We saw it yesterday. Definitely a disappointment. Not horrible, but apart from style there's very little to recommend it. They did give a great deal of backstory, which was good, but I found Trevor to be insufficiently haughty for my tastes!

The fight scenes were fine, but as a martial artist they were too short and showed too little of the alleged capoeira training Charlize Theron undertook for the role.
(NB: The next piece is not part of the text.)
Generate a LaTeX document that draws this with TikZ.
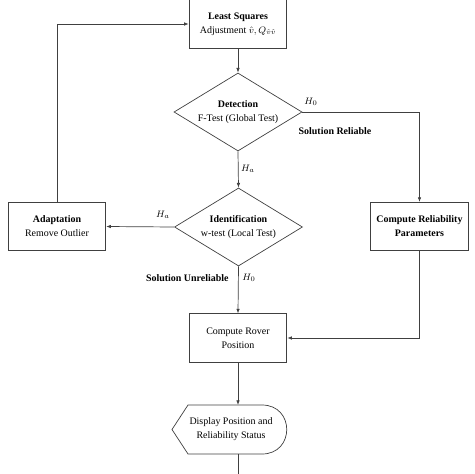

I don't feel cheated, but I would recommend waiting for it to come to HBO rather than bothering with it in the theatre.


----------



## Bob Hubbard (Dec 12, 2005)

I dunno.  I thought it was ok. Nice SFX. Course, I'm not that familiar with the original.  I'd buy it if it's cheap enough on DVD.


----------



## arnisador (Dec 12, 2005)

We had watched the orginal series on MTV as my wife was a fan of it. Maybe it's hard for me to judge it on its own merits because of that. The special effects were indeed good, but I just didn't find much meat to the story.


----------



## Kreth (Dec 12, 2005)

If Charlize Theron had worn the costume (or lack thereof) from the cartoon series, I would've been there on opening day. As it stands, I'll prolly wait for this one to hit video.


----------



## Swordlady (Dec 12, 2005)

Let's see...just a 10% rating on Rotten Tomatoes.  Eh...I think I'll wait for it to appear on free network television.


----------